++++ Dataset section

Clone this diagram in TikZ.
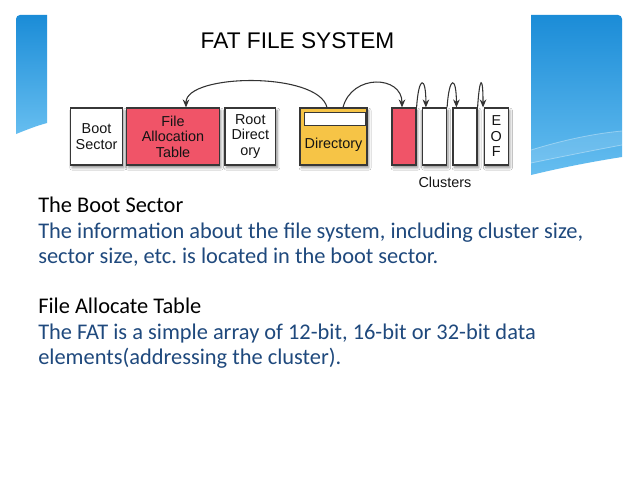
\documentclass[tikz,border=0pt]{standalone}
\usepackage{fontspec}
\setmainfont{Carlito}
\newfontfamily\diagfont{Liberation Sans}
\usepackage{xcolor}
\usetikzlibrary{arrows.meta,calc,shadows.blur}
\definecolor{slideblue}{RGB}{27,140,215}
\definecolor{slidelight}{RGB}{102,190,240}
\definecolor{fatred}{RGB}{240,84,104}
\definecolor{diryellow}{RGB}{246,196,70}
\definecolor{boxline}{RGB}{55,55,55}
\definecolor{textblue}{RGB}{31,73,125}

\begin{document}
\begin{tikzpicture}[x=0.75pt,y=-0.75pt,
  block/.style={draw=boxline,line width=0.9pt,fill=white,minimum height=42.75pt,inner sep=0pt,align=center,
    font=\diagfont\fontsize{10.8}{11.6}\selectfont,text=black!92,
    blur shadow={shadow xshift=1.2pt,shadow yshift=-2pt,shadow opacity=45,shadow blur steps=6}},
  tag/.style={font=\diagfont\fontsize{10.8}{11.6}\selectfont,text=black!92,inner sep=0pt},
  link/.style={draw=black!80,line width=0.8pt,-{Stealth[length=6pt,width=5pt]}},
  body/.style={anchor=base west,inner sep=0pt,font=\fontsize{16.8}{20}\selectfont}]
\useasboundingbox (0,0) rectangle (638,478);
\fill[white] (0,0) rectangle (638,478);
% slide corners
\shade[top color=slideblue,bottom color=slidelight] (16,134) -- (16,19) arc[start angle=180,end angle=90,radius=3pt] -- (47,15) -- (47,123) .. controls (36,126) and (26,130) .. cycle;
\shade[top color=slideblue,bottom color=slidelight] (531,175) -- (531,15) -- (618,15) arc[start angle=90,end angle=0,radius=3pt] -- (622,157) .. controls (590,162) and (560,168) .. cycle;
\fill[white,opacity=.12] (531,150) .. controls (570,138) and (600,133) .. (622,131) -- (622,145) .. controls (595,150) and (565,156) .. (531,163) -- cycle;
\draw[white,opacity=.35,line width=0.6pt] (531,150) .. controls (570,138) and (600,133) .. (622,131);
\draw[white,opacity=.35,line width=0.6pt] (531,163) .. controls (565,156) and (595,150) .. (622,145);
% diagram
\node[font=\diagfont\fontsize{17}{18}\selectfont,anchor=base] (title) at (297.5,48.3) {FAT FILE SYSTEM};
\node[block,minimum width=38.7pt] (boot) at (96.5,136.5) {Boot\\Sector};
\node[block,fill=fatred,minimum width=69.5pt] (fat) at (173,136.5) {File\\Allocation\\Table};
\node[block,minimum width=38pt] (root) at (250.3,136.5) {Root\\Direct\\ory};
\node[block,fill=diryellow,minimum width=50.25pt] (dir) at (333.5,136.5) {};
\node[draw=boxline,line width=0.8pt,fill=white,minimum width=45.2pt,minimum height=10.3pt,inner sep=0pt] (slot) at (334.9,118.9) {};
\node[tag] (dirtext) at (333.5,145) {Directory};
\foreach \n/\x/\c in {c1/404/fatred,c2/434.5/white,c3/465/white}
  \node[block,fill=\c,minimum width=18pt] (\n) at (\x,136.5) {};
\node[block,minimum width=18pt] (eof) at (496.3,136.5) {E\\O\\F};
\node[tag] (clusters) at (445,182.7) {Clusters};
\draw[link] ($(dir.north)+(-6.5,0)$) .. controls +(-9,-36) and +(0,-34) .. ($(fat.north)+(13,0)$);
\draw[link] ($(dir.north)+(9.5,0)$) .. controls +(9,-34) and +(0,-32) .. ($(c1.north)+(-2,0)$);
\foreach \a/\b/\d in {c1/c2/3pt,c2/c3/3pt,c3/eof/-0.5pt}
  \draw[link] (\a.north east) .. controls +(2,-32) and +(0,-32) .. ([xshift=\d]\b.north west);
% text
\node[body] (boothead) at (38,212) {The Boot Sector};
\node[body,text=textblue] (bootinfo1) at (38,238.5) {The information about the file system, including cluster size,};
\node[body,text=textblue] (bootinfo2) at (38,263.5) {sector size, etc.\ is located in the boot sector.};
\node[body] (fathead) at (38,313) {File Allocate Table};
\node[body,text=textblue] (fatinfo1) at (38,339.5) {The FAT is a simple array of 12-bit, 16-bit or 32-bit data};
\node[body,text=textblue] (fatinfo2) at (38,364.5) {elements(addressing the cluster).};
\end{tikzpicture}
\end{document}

++++++++

Restate the full listing verbatim and drop every picture.

#### [Solved problem]
Clone this diagram in TikZ.
\documentclass[tikz,border=0pt]{standalone}
\usepackage{fontspec}
\setmainfont{Carlito}
\newfontfamily\diagfont{Liberation Sans}
\usepackage{xcolor}
\usetikzlibrary{arrows.meta,calc,shadows.blur}
\definecolor{slideblue}{RGB}{27,140,215}
\definecolor{slidelight}{RGB}{102,190,240}
\definecolor{fatred}{RGB}{240,84,104}
\definecolor{diryellow}{RGB}{246,196,70}
\definecolor{boxline}{RGB}{55,55,55}
\definecolor{textblue}{RGB}{31,73,125}

\begin{document}
\begin{tikzpicture}[x=0.75pt,y=-0.75pt,
  block/.style={draw=boxline,line width=0.9pt,fill=white,minimum height=42.75pt,inner sep=0pt,align=center,
    font=\diagfont\fontsize{10.8}{11.6}\selectfont,text=black!92,
    blur shadow={shadow xshift=1.2pt,shadow yshift=-2pt,shadow opacity=45,shadow blur steps=6}},
  tag/.style={font=\diagfont\fontsize{10.8}{11.6}\selectfont,text=black!92,inner sep=0pt},
  link/.style={draw=black!80,line width=0.8pt,-{Stealth[length=6pt,width=5pt]}},
  body/.style={anchor=base west,inner sep=0pt,font=\fontsize{16.8}{20}\selectfont}]
\useasboundingbox (0,0) rectangle (638,478);
\fill[white] (0,0) rectangle (638,478);
% slide corners
\shade[top color=slideblue,bottom color=slidelight] (16,134) -- (16,19) arc[start angle=180,end angle=90,radius=3pt] -- (47,15) -- (47,123) .. controls (36,126) and (26,130) .. cycle;
\shade[top color=slideblue,bottom color=slidelight] (531,175) -- (531,15) -- (618,15) arc[start angle=90,end angle=0,radius=3pt] -- (622,157) .. controls (590,162) and (560,168) .. cycle;
\fill[white,opacity=.12] (531,150) .. controls (570,138) and (600,133) .. (622,131) -- (622,145) .. controls (595,150) and (565,156) .. (531,163) -- cycle;
\draw[white,opacity=.35,line width=0.6pt] (531,150) .. controls (570,138) and (600,133) .. (622,131);
\draw[white,opacity=.35,line width=0.6pt] (531,163) .. controls (565,156) and (595,150) .. (622,145);
% diagram
\node[font=\diagfont\fontsize{17}{18}\selectfont,anchor=base] (title) at (297.5,48.3) {FAT FILE SYSTEM};
\node[block,minimum width=38.7pt] (boot) at (96.5,136.5) {Boot\\Sector};
\node[block,fill=fatred,minimum width=69.5pt] (fat) at (173,136.5) {File\\Allocation\\Table};
\node[block,minimum width=38pt] (root) at (250.3,136.5) {Root\\Direct\\ory};
\node[block,fill=diryellow,minimum width=50.25pt] (dir) at (333.5,136.5) {};
\node[draw=boxline,line width=0.8pt,fill=white,minimum width=45.2pt,minimum height=10.3pt,inner sep=0pt] (slot) at (334.9,118.9) {};
\node[tag] (dirtext) at (333.5,145) {Directory};
\foreach \n/\x/\c in {c1/404/fatred,c2/434.5/white,c3/465/white}
  \node[block,fill=\c,minimum width=18pt] (\n) at (\x,136.5) {};
\node[block,minimum width=18pt] (eof) at (496.3,136.5) {E\\O\\F};
\node[tag] (clusters) at (445,182.7) {Clusters};
\draw[link] ($(dir.north)+(-6.5,0)$) .. controls +(-9,-36) and +(0,-34) .. ($(fat.north)+(13,0)$);
\draw[link] ($(dir.north)+(9.5,0)$) .. controls +(9,-34) and +(0,-32) .. ($(c1.north)+(-2,0)$);
\foreach \a/\b/\d in {c1/c2/3pt,c2/c3/3pt,c3/eof/-0.5pt}
  \draw[link] (\a.north east) .. controls +(2,-32) and +(0,-32) .. ([xshift=\d]\b.north west);
% text
\node[body] (boothead) at (38,212) {The Boot Sector};
\node[body,text=textblue] (bootinfo1) at (38,238.5) {The information about the file system, including cluster size,};
\node[body,text=textblue] (bootinfo2) at (38,263.5) {sector size, etc.\ is located in the boot sector.};
\node[body] (fathead) at (38,313) {File Allocate Table};
\node[body,text=textblue] (fatinfo1) at (38,339.5) {The FAT is a simple array of 12-bit, 16-bit or 32-bit data};
\node[body,text=textblue] (fatinfo2) at (38,364.5) {elements(addressing the cluster).};
\end{tikzpicture}
\end{document}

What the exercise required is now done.